Il vaut la peine de regarder l’intégralité de l’échange Obama vs Joe, on le trouve ici car il nous informe sur le probable futur président américain. Obama est directement confronté par le problème fiscal de Joe, sous l’oeil de la caméra, et comprend immédiatement que cette conversation va lui poser une difficulté. Il commence par tenter de contourner le problème en soulignant que, grâce au futur président Obama, la compagnie de Joe va bénéficier d’un crédit d’impôt sur ses dépenses de santé. Mais il admet ensuite que, oui, l’imposition de Joe va augmenter. Puis il tente de mettre sa politique économique en contexte en disant que, si son plan avait été en application depuis 10 ans, alors que Joe faisait moins que 250 000$/an, le plombier aurait fait des économies d’impôt pendant tout ce temps. Cet argument hypothétique n’étant d’aucun secours, car Joe est un homme qui regarde en avant, pas en arrière, Obama en trouve un autre, un peu meilleur. Il affirme que la baisse d’impôt qu’il propose pour ceux qui font moins de 250 000 permettra aux futurs clients de Joe de le payer pour ses services.
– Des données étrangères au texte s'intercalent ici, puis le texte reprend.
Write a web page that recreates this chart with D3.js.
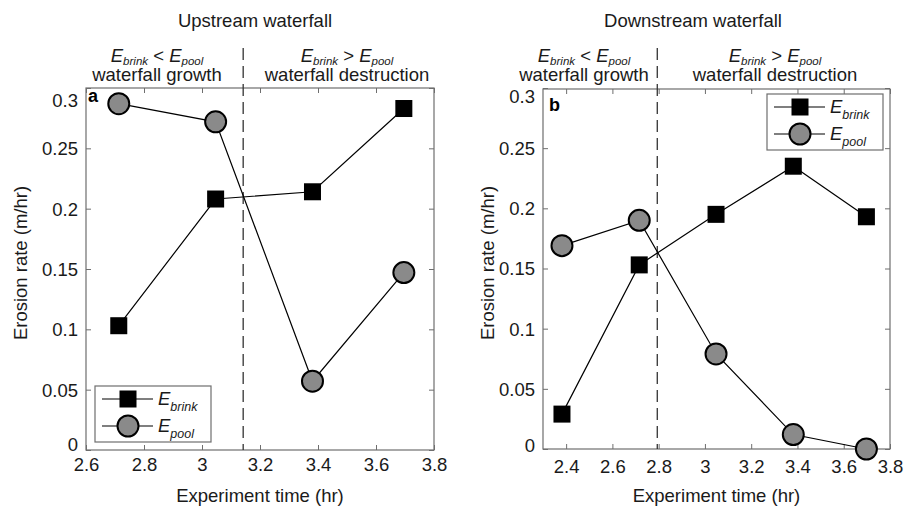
<!DOCTYPE html>
<html>
<head>
<meta charset="utf-8">
<script src="https://cdn.jsdelivr.net/npm/d3@7"></script>
<style>
  html, body { margin: 0; padding: 0; background: #fff; }
  svg { display: block; font-family: "Liberation Sans", Arial, Helvetica, sans-serif; }
</style>
</head>
<body>
<svg id="chart" width="906" height="512"></svg>
<script>
// ---------------- Data ----------------
const upTime    = [2.713, 3.047, 3.381, 3.696];
const upBrink   = [0.103, 0.208, 0.214, 0.283];
const upPool    = [0.287, 0.272, 0.057, 0.147];
const upDivide  = 3.142;

const downTime   = [2.382, 2.716, 3.048, 3.382, 3.698];
const downBrink  = [0.029, 0.153, 0.195, 0.235, 0.193];
const downPool   = [0.169, 0.190, 0.079, 0.012, 0.000];
const downDivide = 2.794;

const yTicks      = [0, 0.05, 0.1, 0.15, 0.2, 0.25, 0.3];
const yTickLabels = ["0", "0.05", "0.1", "0.15", "0.2", "0.25", "0.3"];
const upXTicks      = [2.6, 2.8, 3.0, 3.2, 3.4, 3.6, 3.8];
const upXTickLabels = ["2.6", "2.8", "3", "3.2", "3.4", "3.6", "3.8"];
const downXTicks      = [2.4, 2.6, 2.8, 3.0, 3.2, 3.4, 3.6, 3.8];
const downXTickLabels = ["2.4", "2.6", "2.8", "3", "3.2", "3.4", "3.6", "3.8"];

const titles = ["Upstream waterfall", "Downstream waterfall"];
const xTitle = "Experiment time (hr)";
const yTitle = "Erosion rate (m/hr)";

// ---------------- Drawing ----------------
const svg = d3.select("#chart");
const FS = 18.5;
const AXIS = "#6e6e6e", TXT = "#1a1a1a";

function subText(g, x, y, parts, anchor, subSize, subDy) {
  const t = g.append("text").attr("x", x).attr("y", y)
    .attr("text-anchor", anchor || "middle").attr("fill", TXT).attr("font-size", FS);
  let shifted = false;
  parts.forEach(([s, k]) => {
    const ts = t.append("tspan").text(s);
    if (k === "s") {
      ts.attr("font-style", "italic").attr("font-size", subSize);
      if (!shifted) { ts.attr("dy", subDy); shifted = true; }
    } else {
      if (k === "E") ts.attr("font-style", "italic");
      if (shifted) { ts.attr("dy", -subDy); shifted = false; }
    }
  });
  return t;
}

function panel(cfg) {
  const g = svg.append("g");
  const x = d3.scaleLinear().domain(cfg.xDomain).range([cfg.left, cfg.right]);
  const y = d3.scaleLinear().domain([0, 0.3]).range([cfg.bottom, cfg.top0]);

  // Title
  g.append("text").attr("x", cfg.titleX).attr("y", 27).attr("text-anchor", "middle")
    .attr("font-size", FS).attr("fill", TXT).text(cfg.title);

  // Header annotations
  subText(g, cfg.growX, 62, [["E", "E"], ["brink", "s"], [" < ", "n"], ["E", "E"], ["pool", "s"]], "middle", 11.5, 2.5);
  g.append("text").attr("x", cfg.growX).attr("y", 81).attr("text-anchor", "middle")
    .attr("font-size", FS).attr("fill", TXT).text("waterfall growth");
  subText(g, cfg.destX, 62, [["E", "E"], ["brink", "s"], [" > ", "n"], ["E", "E"], ["pool", "s"]], "middle", 11.5, 2.5);
  g.append("text").attr("x", cfg.destX).attr("y", 81).attr("text-anchor", "middle")
    .attr("font-size", FS).attr("fill", TXT).text("waterfall destruction");

  // Axes (inward ticks on all four sides)
  const xAxisB = d3.axisBottom(x).tickValues(cfg.xTicks).tickSize(-5).tickPadding(10)
    .tickFormat((d, i) => cfg.xLabels[i]);
  const gx = g.append("g").attr("transform", `translate(0,${cfg.bottom})`).call(xAxisB);
  const xAxisT = d3.axisTop(x).tickValues(cfg.xTicks).tickSize(-5).tickFormat("");
  const gxt = g.append("g").attr("transform", `translate(0,${cfg.top})`).call(xAxisT);
  const yAxisL = d3.axisLeft(y).tickValues(yTicks).tickSize(-5).tickPadding(8)
    .tickFormat((d, i) => yTickLabels[i]);
  const gy = g.append("g").attr("transform", `translate(${cfg.left},0)`).call(yAxisL);
  const yAxisR = d3.axisRight(y).tickValues(yTicks).tickSize(-5).tickFormat("");
  const gyr = g.append("g").attr("transform", `translate(${cfg.right},0)`).call(yAxisR);

  [gx, gxt, gy, gyr].forEach(a => {
    a.select(".domain").remove();
    a.selectAll(".tick line").attr("stroke", AXIS).attr("stroke-width", 1);
    a.selectAll(".tick text").attr("font-size", FS).attr("fill", TXT)
      .attr("font-family", "Liberation Sans, Arial, sans-serif");
  });
  gx.selectAll(".tick text").attr("dy", "0.71em").attr("y", cfg.xLabelOff);
  gy.selectAll(".tick text").attr("dy", "0.35em");
  gy.selectAll(".tick text").filter(d => d === 0.3).attr("transform", `translate(0,${cfg.topShift})`);
  gy.selectAll(".tick text").filter(d => d === 0).attr("transform", `translate(0,${cfg.botShift})`);

  // Box
  g.append("rect").attr("x", cfg.left).attr("y", cfg.top)
    .attr("width", cfg.right - cfg.left).attr("height", cfg.bottom - cfg.top)
    .attr("fill", "none").attr("stroke", AXIS).attr("stroke-width", 1.2);

  // Axis titles
  g.append("text").attr("x", (cfg.left + cfg.right) / 2).attr("y", 502).attr("text-anchor", "middle")
    .attr("font-size", FS).attr("fill", TXT).text(xTitle);
  g.append("text").attr("transform", `translate(${cfg.yTitleX},263) rotate(-90)`)
    .attr("text-anchor", "middle").attr("font-size", FS).attr("fill", TXT).text(yTitle);

  // Panel letter
  g.append("text").attr("x", cfg.letterX).attr("y", cfg.letterY).attr("font-size", 18)
    .attr("font-weight", "bold").attr("fill", "#000").text(cfg.letter);

  // Divider
  g.append("line").attr("x1", x(cfg.divide)).attr("x2", x(cfg.divide))
    .attr("y1", 48).attr("y2", cfg.bottom)
    .attr("stroke", "#333").attr("stroke-width", 1.3).attr("stroke-dasharray", "12,6");

  // Series
  const line = d3.line().x(d => x(d[0])).y(d => y(d[1]));
  const brink = cfg.time.map((t, i) => [t, cfg.brink[i]]);
  const pool = cfg.time.map((t, i) => [t, cfg.pool[i]]);
  g.append("path").datum(brink).attr("d", line).attr("fill", "none").attr("stroke", "#000").attr("stroke-width", 1.2);
  g.append("path").datum(pool).attr("d", line).attr("fill", "none").attr("stroke", "#000").attr("stroke-width", 1.2);
  const S = 17;
  g.selectAll(".sq").data(brink).enter().append("rect")
    .attr("x", d => x(d[0]) - S / 2).attr("y", d => y(d[1]) - S / 2)
    .attr("width", S).attr("height", S).attr("fill", "#000");
  g.selectAll(".ci").data(pool).enter().append("circle")
    .attr("cx", d => x(d[0])).attr("cy", d => y(d[1])).attr("r", 10.5)
    .attr("fill", "#8a8a8a").attr("stroke", "#000").attr("stroke-width", 2);

  // Legend
  const L = cfg.legend;
  const lg = g.append("g");
  lg.append("rect").attr("x", L.x).attr("y", L.y).attr("width", L.w).attr("height", L.h)
    .attr("fill", "#fff").attr("stroke", AXIS).attr("stroke-width", 1.2);
  const rows = [L.y + 13, L.y + 40];
  rows.forEach((ry, i) => {
    lg.append("line").attr("x1", L.x + 7).attr("x2", L.x + 58).attr("y1", ry).attr("y2", ry)
      .attr("stroke", "#000").attr("stroke-width", 1.2);
    const mx = L.x + 33;
    if (i === 0) {
      lg.append("rect").attr("x", mx - S / 2).attr("y", ry - S / 2).attr("width", S).attr("height", S).attr("fill", "#000");
    } else {
      lg.append("circle").attr("cx", mx).attr("cy", ry).attr("r", 10.5)
        .attr("fill", "#8a8a8a").attr("stroke", "#000").attr("stroke-width", 2);
    }
    subText(lg, L.x + 63, ry + 6, [["E", "E"], [i === 0 ? "brink" : "pool", "s"]], "start", 12.5, 6);
  });
}

panel({
  title: titles[0], titleX: 255, growX: 157, destX: 347,
  xDomain: [2.6, 3.8], left: 86, right: 434, top: 88, top0: 88, bottom: 450,
  xTicks: upXTicks, xLabels: upXTickLabels, xLabelOff: 8,
  topShift: 12, botShift: -6,
  yTitleX: 27, letter: "a", letterX: 88, letterY: 102,
  divide: upDivide, time: upTime, brink: upBrink, pool: upPool,
  legend: { x: 95, y: 386, w: 116, h: 56 }
});

panel({
  title: titles[1], titleX: 693, growX: 584, destX: 775,
  xDomain: [2.3, 3.8], left: 543, right: 890, top: 89, top0: 88, bottom: 449,
  xTicks: downXTicks, xLabels: downXTickLabels, xLabelOff: 11,
  topShift: 8, botShift: -4,
  yTitleX: 494, letter: "b", letterX: 549, letterY: 111,
  divide: downDivide, time: downTime, brink: downBrink, pool: downPool,
  legend: { x: 767, y: 94, w: 116, h: 56 }
});
</script>
</body>
</html>
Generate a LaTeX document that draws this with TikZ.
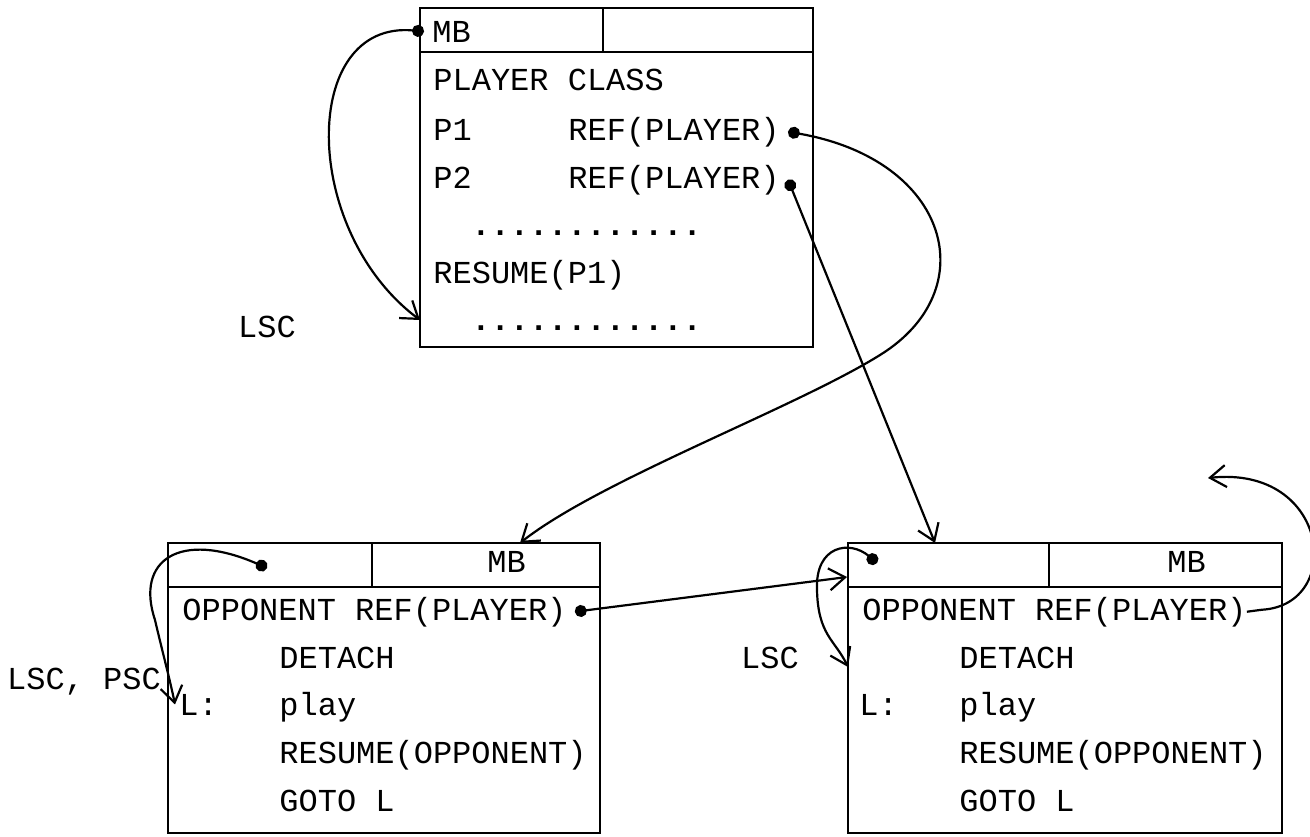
\documentclass[tikz,border=0pt]{standalone}
\usepackage{fontspec}
\setmonofont{Liberation Mono}
\usetikzlibrary{arrows.meta}
\tikzset{
    txt/.style={font=\ttfamily\fontsize{16}{19}\selectfont, inner sep=0pt, anchor=base west},
    lbl/.style={txt, anchor=base},
    ln/.style={line width=1pt},
    ptr/.style={line width=1.1pt, -{Straight Barb[length=8pt,width=11pt]}},
    dptr/.style={ptr, {Circle[length=6pt]}-{Straight Barb[length=8pt,width=11pt]}},
}

\begin{document}
\begin{tikzpicture}[x=0.5pt, y=-0.5pt]
    \useasboundingbox (0,0) rectangle (1310,836);

    % player class
    \draw[ln] (420,8) rectangle (813,347);
    \draw[ln] (420,52) -- (813,52);
    \draw[ln] (603,8) -- (603,52);
    \node[txt] (mbt) at (432,42) {MB};
    \node[txt] (cls) at (433,90) {PLAYER CLASS};
    \foreach \i/\y in {1/140,2/188}
    {\node[txt] (p\i) at (433,\y) {P\i};
     \node[txt] (ref\i) at (568,\y) {REF(PLAYER)};}
    \node[txt] (dota) at (471,235) {\bfseries ............};
    \node[txt] (rest) at (433,283) {RESUME(P1)};
    \node[txt] (dotb) at (471,330) {\bfseries ............};
    \node[lbl] (lsct) at (267,337) {LSC};

    % the two players
    \foreach \n/\x/\w/\s in {l/168/432/204, r/848/434/201}
    {
        \draw[ln] (\x,543) rectangle ++(\w,290);
        \draw[ln] (\x,587) -- ++(\w,0);
        \draw[ln] (\x+\s,543) -- ++(0,44);
        \node[txt] (mb\n) at (\x+319,572) {MB};
        \node[txt] (opp\n) at (\x+14,620) {OPPONENT REF(PLAYER)};
        \node[txt] (det\n) at (\x+111,668) {DETACH};
        \node[txt] (lab\n) at (\x+11,715) {L:};
        \node[txt] (play\n) at (\x+111,715) {play};
        \node[txt] (res\n) at (\x+111,763) {RESUME(OPPONENT)};
        \node[txt] (goto\n) at (\x+111,811) {GOTO L};
    }
    \node[lbl] (lscl) at (84,689) {LSC, PSC};
    \node[lbl] (lscr) at (770,668) {LSC};

    \coordinate (tipt) at (420,320);
    \coordinate (tipl) at (520,543);
    \coordinate (tipr) at (935,543);
    \coordinate (inr) at (847,577);
    \coordinate (hdl) at (267,568);
    \coordinate (hdr) at (877,563);
    \coordinate (detin) at (848,667);
    \coordinate (back) at (1208,478);

    \draw[dptr] ([xshift=-4pt]mbt.west) .. controls (300,20) and (300,230) .. (tipt);
    \draw[dptr] ([xshift=4pt]ref1.east) .. controls (950,160) and (985,290) .. (880,355)
        .. controls (795,408) and (600,480) .. (tipl);
    \draw[dptr] ([xshift=4pt]ref2.east) -- (tipr);
    \draw[dptr] (hdl) .. controls (180,530) and (135,560) .. (155,620)
        .. controls (162,650) and (170,680) .. ([xshift=-2pt]labl.west);
    \draw[dptr] ([xshift=4pt]oppl.east) -- (inr);
    \draw[dptr] (hdr) .. controls (850,540) and (815,545) .. (817,590)
        .. controls (818,635) and (835,640) .. (detin);
    \draw[ptr] (oppr.east) -- ++(15,-2) .. controls (1345,605) and (1330,465) .. (back);
\end{tikzpicture}
\end{document}
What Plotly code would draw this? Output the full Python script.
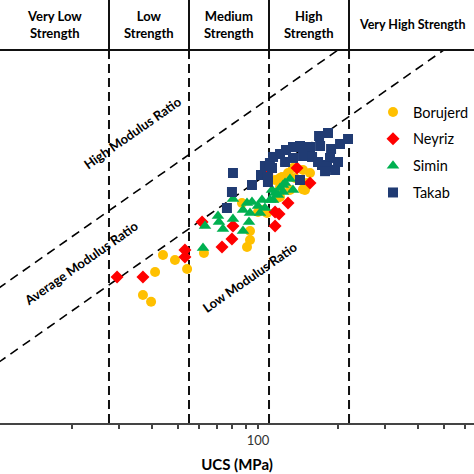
import math
import plotly.graph_objects as go

# ---- data (UCS in MPa, modulus E in GPa) ----
borujerd_ucs = [36.9, 39.6, 41.0, 43.9, 48.7, 54.1, 62.6, 90.9, 93.3, 93.3, 87.0, 104.4, 100.0, 108.1,
                117.9, 121.0, 123.1, 129.7, 135.4, 147.7, 156.9, 152.9, 150.2, 121.0, 115.9, 131.9,
                121.0, 137.8, 147.7]
borujerd_e = [4.86, 4.47, 6.45, 7.96, 7.48, 6.70, 8.16, 8.78, 9.58, 10.70, 15.12, 13.87, 13.53, 13.36,
              16.08, 20.60, 20.84, 21.90, 23.30, 22.73, 21.90, 19.36, 17.76, 18.43, 20.09, 17.76,
              16.28, 20.60, 17.90]

neyriz_ucs = [29.5, 36.9, 53.1, 53.1, 61.6, 73.2, 79.8, 80.5, 115.9, 120.0, 115.9, 129.7, 156.9, 140.2, 108.1]
neyriz_e = [6.07, 6.07, 8.47, 7.77, 11.96, 8.78, 9.70, 11.38, 13.53, 13.20, 11.38, 15.12, 19.36, 23.30, 21.63]

simin_ucs = [62.1, 63.2, 70.7, 71.3, 73.8, 80.5, 80.5, 87.8, 92.5, 90.9, 94.9, 87.8, 93.3, 100.0,
             103.5, 106.2, 101.7, 110.9, 112.9, 115.9, 121.0, 124.2, 131.9, 126.4, 135.4, 118.9,
             124.2, 113.9]
simin_e = [8.68, 11.38, 12.88, 11.96, 10.97, 12.41, 15.89, 10.70, 11.96, 15.12, 15.31, 13.87, 13.36, 14.57,
           15.69, 14.22, 13.36, 15.69, 17.76, 17.11, 18.20, 18.89, 20.34, 19.36, 17.76, 16.69,
           17.32, 15.69]

takab_ucs = [76.4, 79.8, 80.5, 94.9, 102.6, 109.0, 106.2, 110.9, 112.9, 113.9, 121.0, 127.4, 135.4,
             143.9, 156.9, 171.2, 188.3, 203.5, 218.1, 183.4, 169.7, 126.4, 135.4, 147.7, 159.7,
             168.2, 174.1, 186.6, 200.0, 181.8, 194.9, 178.7, 143.9, 109.0]
takab_e = [14.22, 17.32, 21.90, 18.89, 21.37, 19.60, 23.88, 24.78, 23.30, 26.70, 27.70, 29.10, 30.19,
           30.57, 30.19, 30.57, 29.46, 31.33, 33.33, 35.89, 34.59, 25.09, 26.37, 27.02, 26.70,
           25.09, 24.17, 26.37, 25.09, 23.60, 22.73, 22.40, 20.09, 20.84]

strength_bounds = [27.5, 55, 110, 220]          # MPa, strength class limits
strength_labels = ["Very Low<br>Strength", "Low<br>Strength", "Medium<br>Strength", "High<br>Strength"]
last_label = "Very High Strength"
modulus_ratios = [200, 500]                     # E/UCS limits
ratio_labels = ["Low Modulus Ratio", "Average Modulus Ratio", "High Modulus Ratio"]
xticks = [20, 30, 40, 50, 60, 70, 80, 90, 100, 200, 300, 400, 500, 600]

XR = [1.0293, 2.8126]
YR = [0.0, 2.0]
FONT = "Lato"


def xp(v):
    return (math.log10(v) - XR[0]) / (XR[1] - XR[0])


fig = go.Figure()

# modulus ratio lines
line_x = [5, 2000]
for r in modulus_ratios:
    fig.add_trace(go.Scatter(x=line_x, y=[r * u / 1000 for u in line_x], mode="lines",
                             line=dict(color="black", width=1.6, dash="9px,6px"),
                             showlegend=False, hoverinfo="skip"))

series = [
    ("Borujerd", borujerd_ucs, borujerd_e, "circle", "#FFC000", 10),
    ("Neyriz", neyriz_ucs, neyriz_e, "diamond", "#FF0000", 10),
    ("Simin", simin_ucs, simin_e, "triangle-up", "#00B050", 11),
    ("Takab", takab_ucs, takab_e, "square", "#203B73", 10),
]
for name, xs, ys, sym, col, sz in series:
    fig.add_trace(go.Scatter(x=xs, y=ys, mode="markers", name=name, legendgroup=name,
                             marker=dict(symbol=sym, color=col, size=sz, line=dict(width=0))))

shapes = []
for b in strength_bounds:
    shapes.append(dict(type="line", xref="paper", yref="paper", x0=xp(b), x1=xp(b), y0=0, y1=1,
                       line=dict(color="#111111", width=2, dash="9px,5px"), layer="below"))
    shapes.append(dict(type="line", xref="paper", yref="paper", x0=xp(b), x1=xp(b), y0=1, y1=1.2,
                       line=dict(color="#111111", width=2)))
shapes.append(dict(type="line", xref="paper", yref="paper", x0=0, x1=1, y0=1.0, y1=1.0,
                   line=dict(color="#111111", width=2)))

annotations = []
edges = [10 ** XR[0]] + strength_bounds
for i, lab in enumerate(strength_labels):
    cx = (xp(edges[i]) + xp(edges[i + 1])) / 2
    annotations.append(dict(text="<b>" + lab + "</b>", xref="paper", yref="paper", x=cx, y=1.068,
                            showarrow=False, font=dict(family=FONT, size=13, color="black"),
                            xanchor="center", yanchor="middle"))
annotations.append(dict(text="<b>" + last_label + "</b>", xref="paper", yref="paper",
                        x=(xp(strength_bounds[-1]) + 1) / 2 + 0.002, y=1.068,
                        showarrow=False, font=dict(family=FONT, size=12.5, color="black"),
                        xanchor="center", yanchor="middle"))

ratio_pos = [(250 / 474, (423 - 277) / 373), (81 / 474, (423 - 263) / 373), (132 / 474, (423 - 133) / 373)]
for lab, (ax_, ay_) in zip(ratio_labels, ratio_pos):
    annotations.append(dict(text="<b>" + lab + "</b>", xref="paper", yref="paper", x=ax_, y=ay_,
                            xanchor="center", yanchor="middle",
                            showarrow=False, textangle=-35,
                            font=dict(family=FONT, size=13, color="black")))

fig.update_layout(
    width=474, height=474,
    margin=dict(l=0, r=0, t=50, b=51, autoexpand=False),
    plot_bgcolor="white", paper_bgcolor="white",
    shapes=shapes, annotations=annotations,
    showlegend=True,
    legend=dict(x=373 / 474, y=(423 - 96) / 373, xanchor="left", yanchor="top",
                font=dict(family=FONT, size=14.5, color="black"), tracegroupgap=5,
                bgcolor="rgba(0,0,0,0)", itemwidth=30),
    xaxis=dict(type="log", range=XR, showgrid=False, zeroline=False,
               showline=True, linecolor="#444444", linewidth=2,
               ticks="outside", ticklen=4, tickwidth=1.5, tickcolor="#444444",
               tickvals=xticks, ticktext=["100" if t == 100 else "" for t in xticks],
               tickfont=dict(family=FONT, size=13, color="#333333"),
               title=dict(text="<b>UCS (MPa)</b>", font=dict(family=FONT, size=15, color="black"),
                          standoff=13)),
    yaxis=dict(type="log", range=YR, visible=False),
)

fig.write_html("out.html")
Pendant tout l’échange, Joe tente de placer un mot et y arrive difficillement, car Obama parle sans arrêt, enfilant ses démonstrations comme autant de bouées qu’il se lance à lui-même.

Bref, le bilan du débat Obama vs Joe le plombier est le suivant. Le futur président est franc (il ne nie pas qu’il va taxer Joe), il sait réfléchir sur ses pieds et s’adapter à une situation difficile, mais il peut nous engloutir sous ses mots et écoute finalement assez peu.

Ah, en passant, oui, Obama a gagné le débat. Pas tant sur le fond que sur la forme. McCain était tendu comme un violon et toujours à l’attaque. Obama était cool. C’est ce qu’il fallait.